DEPARTMENT OF REVENUE v. ATLANTIC RICHFIELD

Supreme Court of Alaska (1993)

Facts

Issue

Holding — Matthews, J.

Rule

Reasoning

Deep Dive: How the Court Reached Its Decision

Standard of Review

The court began by establishing the standard of review applicable to the case, noting that it owed no deference to the decisions of the superior court since it was acting as an intermediate appellate court. The court emphasized that it would independently scrutinize the merits of the administrative determination made by the Department of Revenue (DOR). It identified two distinct standards of review for legal questions: the rational basis standard, which defers to the agency's interpretation unless unreasonable, and the substitution of judgment standard, which allows the court to interpret the statute and regulation independently. Given the complexity of the tax statute and regulations at issue, the court determined that the rational basis standard was appropriate, acknowledging the agency's specialized knowledge and expertise in such matters. This framework set the stage for the court's analysis of the two issues presented, allowing it to evaluate the DOR's interpretations critically while recognizing its authority to correct previous mistakes in the application of tax laws.

TAPS Interest Issue

In examining the TAPS interest issue, the court focused on the interpretation of AS 43.21.030 and the accompanying regulations, particularly 15 AAC 21.350(b). ARCO argued that the regulation mandated full deductions for interest expenses incurred to finance the Trans Alaska Pipeline System (TAPS) without any need for apportionment. The court agreed, asserting that the language of the regulation was clear and did not support the DOR's apportionment approach, which had led to significant reductions in the allowable deductions for ARCO. The DOR's argument relied on the notion that the debt incurred by ARCO's subsidiary was not solely attributable to TAPS but to the broader assets of ARCO. However, the court found that this interpretation improperly extended the regulation's language, which only required the borrowing from third parties for pipeline construction expenses.
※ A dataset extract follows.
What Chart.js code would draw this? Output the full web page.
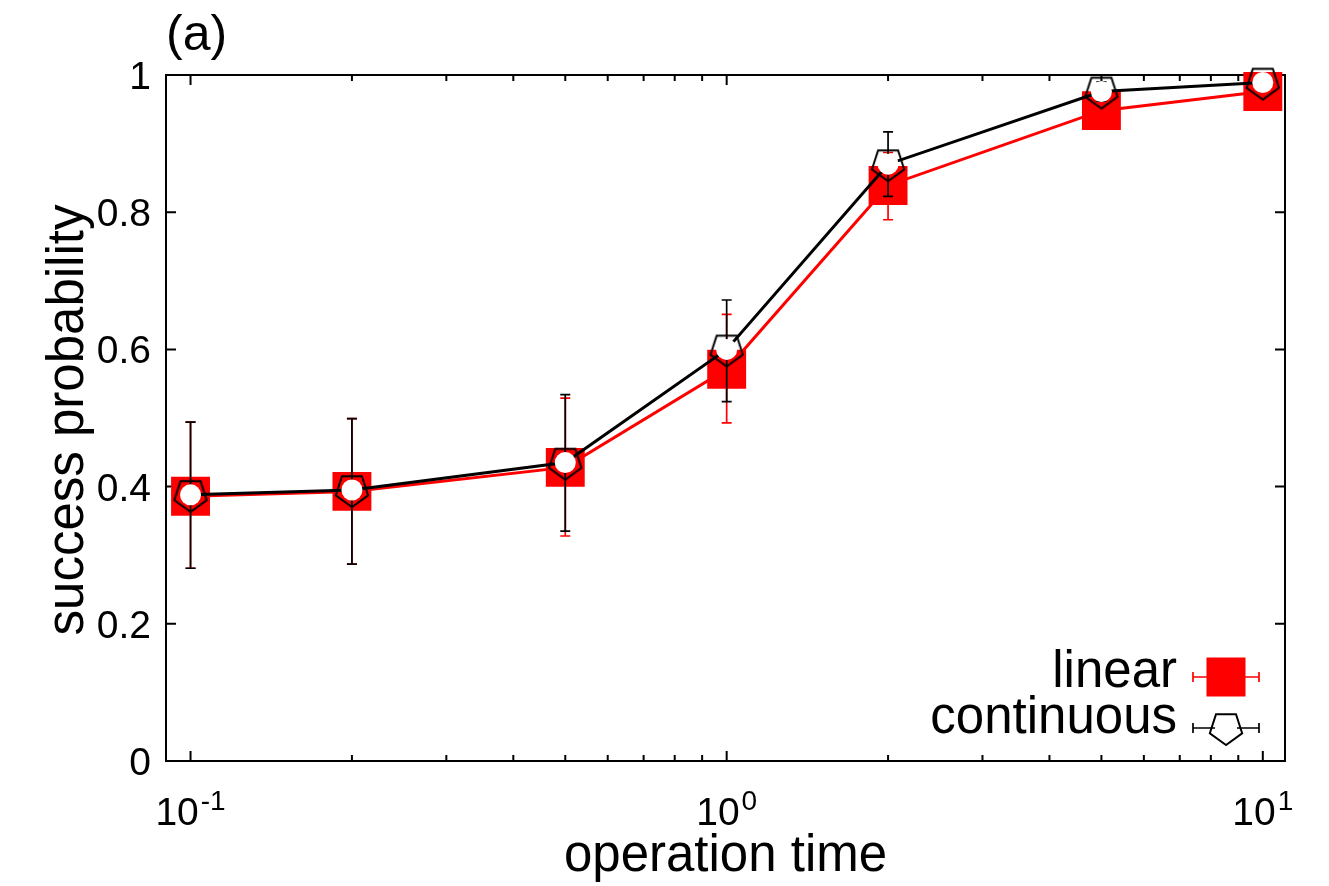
<!DOCTYPE html>
<html>
<head>
<meta charset="utf-8">
<script src="https://cdn.jsdelivr.net/npm/chart.js@4.4.1/dist/chart.umd.min.js"></script>
<style>
  html, body { margin: 0; padding: 0; background: #fff; }
  #wrap { width: 1329px; height: 886px; }
</style>
</head>
<body>
<div id="wrap"><canvas id="chart" width="1329" height="886"></canvas></div>
<script>
// operation time (log axis)
const times = [0.1, 0.2, 0.5, 1, 2, 5, 10];

// "linear" series with error bar ends
const linearProb = [0.386, 0.393, 0.428, 0.571, 0.839, 0.948, 0.976];
const linearLow  = [0.281, 0.287, 0.328, 0.493, 0.789, 0.930, 0.962];
const linearHigh = [0.494, 0.499, 0.529, 0.651, 0.887, 0.966, 0.990];

// "continuous" series with error bar ends
const contProb = [0.388, 0.395, 0.435, 0.600, 0.870, 0.976, 0.989];
const contLow  = [0.281, 0.287, 0.335, 0.524, 0.823, 0.962, 0.980];
const contHigh = [0.494, 0.499, 0.534, 0.672, 0.917, 0.990, 0.997];

const yTicks = [0, 0.2, 0.4, 0.6, 0.8, 1];
const xTicks = [0.1, 1, 10];
const xTickExp = ['-1', '0', '1'];
const xMinorTicks = [0.2, 0.3, 0.4, 0.5, 0.6, 0.7, 0.8, 0.9, 2, 3, 4, 5, 6, 7, 8, 9];

const FONT = '"Liberation Sans", Arial, Helvetica, sans-serif';

function pentagon(ctx, cx, cy, r) {
  ctx.beginPath();
  for (let k = 0; k < 5; k++) {
    const a = Math.PI / 2 + k * 2 * Math.PI / 5; // first vertex points down
    const px = cx + r * Math.cos(a), py = cy + r * Math.sin(a);
    if (k === 0) ctx.moveTo(px, py); else ctx.lineTo(px, py);
  }
  ctx.closePath();
}

// pentagon marker image
const pentaImg = document.createElement('canvas');
pentaImg.width = 42; pentaImg.height = 42;
(function () {
  const c = pentaImg.getContext('2d');
  c.strokeStyle = '#000'; c.lineWidth = 2;
  pentagon(c, 21, 21, 17);
  c.stroke();
})();

function drawErrorBars(chart, lows, highs, color) {
  const { ctx, scales: { x, y } } = chart;
  ctx.save();
  ctx.strokeStyle = color;
  ctx.lineWidth = 1.7;
  times.forEach((t, i) => {
    const px = x.getPixelForValue(t);
    const top = y.getPixelForValue(highs[i]);
    const bot = y.getPixelForValue(lows[i]);
    ctx.beginPath();
    ctx.moveTo(px, top); ctx.lineTo(px, bot);
    ctx.moveTo(px - 5, top); ctx.lineTo(px + 5, top);
    ctx.moveTo(px - 5, bot); ctx.lineTo(px + 5, bot);
    ctx.stroke();
  });
  ctx.restore();
}

const framePlugin = {
  id: 'frame',
  beforeDatasetsDraw(chart) {
    const { ctx, chartArea: a, scales: { x, y } } = chart;
    ctx.save();
    ctx.strokeStyle = '#000';
    ctx.lineWidth = 2;
    ctx.strokeRect(a.left, a.top, a.right - a.left, a.bottom - a.top);
    ctx.beginPath();
    yTicks.forEach(v => {
      const py = y.getPixelForValue(v);
      ctx.moveTo(a.left, py); ctx.lineTo(a.left + 10, py);
      ctx.moveTo(a.right, py); ctx.lineTo(a.right - 10, py);
    });
    xTicks.forEach(v => {
      const px = x.getPixelForValue(v);
      ctx.moveTo(px, a.bottom); ctx.lineTo(px, a.bottom - 10);
      ctx.moveTo(px, a.top); ctx.lineTo(px, a.top + 10);
    });
    xMinorTicks.forEach(v => {
      const px = x.getPixelForValue(v);
      ctx.moveTo(px, a.bottom); ctx.lineTo(px, a.bottom - 6);
      ctx.moveTo(px, a.top); ctx.lineTo(px, a.top + 6);
    });
    ctx.stroke();

    // tick labels
    ctx.fillStyle = '#000';
    ctx.font = '39px ' + FONT;
    ctx.textAlign = 'right';
    ctx.textBaseline = 'alphabetic';
    yTicks.forEach(v => {
      const py = y.getPixelForValue(v);
      ctx.fillText(String(v), a.left - 15, py + 14);
    });
    xTicks.forEach((v, i) => {
      const px = x.getPixelForValue(v);
      ctx.font = '39px ' + FONT;
      const wb = ctx.measureText('10').width;
      ctx.font = '28px ' + FONT;
      const we = ctx.measureText(xTickExp[i]).width;
      const left = px - (wb + 2 + we) / 2;
      ctx.textAlign = 'left';
      ctx.font = '39px ' + FONT;
      ctx.fillText('10', left, a.bottom + 64);
      ctx.font = '28px ' + FONT;
      ctx.fillText(xTickExp[i], left + wb + 2, a.bottom + 49);
    });

    // axis titles
    ctx.font = '51px ' + FONT;
    ctx.textAlign = 'center';
    ctx.fillText('operation time', (a.left + a.right) / 2, 871);
    ctx.save();
    ctx.translate(83, (a.top + a.bottom) / 2 + 2);
    ctx.rotate(-Math.PI / 2);
    ctx.fillText('success probability', 0, 0);
    ctx.restore();

    ctx.textAlign = 'left';
    ctx.font = '50px ' + FONT;
    ctx.fillText('(a)', 166, 50);
    ctx.restore();
  },
  afterDatasetDraw(chart, args) {
    if (args.index === 3) drawErrorBars(chart, linearLow, linearHigh, '#ff0000');
    if (args.index === 2) drawErrorBars(chart, contLow, contHigh, '#000000');
  },
  afterDraw(chart) {
    const { ctx } = chart;
    ctx.save();
    ctx.font = '51px ' + FONT;
    ctx.fillStyle = '#000';
    ctx.textAlign = 'right';
    ctx.fillText('linear', 1177, 687);
    ctx.fillText('continuous', 1177, 733);

    ctx.lineWidth = 1.7;
    // linear sample
    ctx.strokeStyle = '#ff0000';
    ctx.beginPath();
    ctx.moveTo(1193, 677); ctx.lineTo(1259, 677);
    ctx.moveTo(1193, 672); ctx.lineTo(1193, 682);
    ctx.moveTo(1259, 672); ctx.lineTo(1259, 682);
    ctx.stroke();
    ctx.fillStyle = '#ff0000';
    ctx.fillRect(1226 - 19.5, 677 - 19.5, 39, 39);

    // continuous sample
    ctx.strokeStyle = '#000';
    ctx.beginPath();
    ctx.moveTo(1193, 728); ctx.lineTo(1259, 728);
    ctx.moveTo(1193, 723); ctx.lineTo(1193, 733);
    ctx.moveTo(1259, 723); ctx.lineTo(1259, 733);
    ctx.stroke();
    ctx.fillStyle = '#fff';
    ctx.beginPath(); ctx.arc(1226, 728, 11, 0, Math.PI * 2); ctx.fill();
    ctx.lineWidth = 2;
    pentagon(ctx, 1226, 728, 17);
    ctx.stroke();
    ctx.restore();
  }
};

const linearPts = times.map((t, i) => ({ x: t, y: linearProb[i] }));
const contPts = times.map((t, i) => ({ x: t, y: contProb[i] }));

new Chart(document.getElementById('chart'), {
  type: 'line',
  data: {
    datasets: [
      { label: 'continuous', data: contPts, showLine: false, pointStyle: pentaImg, clip: false },
      { label: 'continuous-bg', data: contPts, showLine: false, pointStyle: 'circle',
        pointRadius: 10.5, pointBackgroundColor: '#fff', pointBorderWidth: 0, clip: false },
      { label: 'continuous-line', data: contPts, borderColor: '#000', borderWidth: 3,
        pointRadius: 0, clip: false },
      { label: 'linear', data: linearPts, borderColor: '#ff0000', borderWidth: 3,
        pointStyle: 'rect', pointRadius: 27.5, pointBackgroundColor: '#ff0000',
        pointBorderWidth: 0, clip: false }
    ]
  },
  options: {
    responsive: false,
    animation: false,
    devicePixelRatio: 1,
    events: [],
    layout: { padding: { left: 166, top: 75, right: 44, bottom: 125 } },
    plugins: { legend: { display: false }, tooltip: { enabled: false } },
    scales: {
      x: { type: 'logarithmic', min: 0.09, max: 11, display: false },
      y: { type: 'linear', min: 0, max: 1, display: false }
    }
  },
  plugins: [framePlugin]
});
</script>
</body>
</html>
It concluded that the regulation precluded the use of an apportionment formula and affirmed the superior court's decision that ARCO was entitled to the full interest deduction as there was no evidence of any sham transactions designed to evade taxation.

Entitlements Issue

The court turned its attention to the entitlements issue, which concerned the taxation of income derived from the production of Alaska North Slope (ANS) oil under AS 43.21.020. ARCO contended that the income from entitlements should be classified as non-pipeline income, as it was realized downstream during refining and not from the production of oil itself. However, the court found DOR's interpretation more persuasive, arguing that the income reflected inherent value at the point of production, regardless of the federal price controls. It emphasized that the refining process did not create this value but merely released it, thus maintaining that the income was taxable under the relevant statute. The court noted that even though federal price ceilings limited the reported income, ARCO's actual income exceeded these ceilings due to the unique regulatory environment surrounding ANS oil. Consequently, it interpreted the regulation as allowing taxation of the entitlements benefit, reiterating that the ceiling price did not restrict the actual income earned from the oil.

Conclusion

Ultimately, the court affirmed in part and reversed in part the superior court's decision. It upheld the conclusion that DOR's use of an apportionment formula to calculate allowable interest expense deductions was inconsistent with the clear language of the applicable regulation. Conversely, it reversed the decision regarding the taxation of entitlements benefits, concluding that such income should be taxed as it derived from the inherent value of the oil at the point of production. The court's reasoning underscored the importance of adhering to the statutory language and the regulatory framework established by the DOR while ensuring that taxation accurately reflected the true economic benefits derived from oil production and refining activities in Alaska. This ruling clarified the scope of taxable income under the Alaska Oil and Gas Corporate Income Tax, emphasizing both the need for consistency in regulatory interpretation and the substantive realities of oil valuation in the context of federal price controls.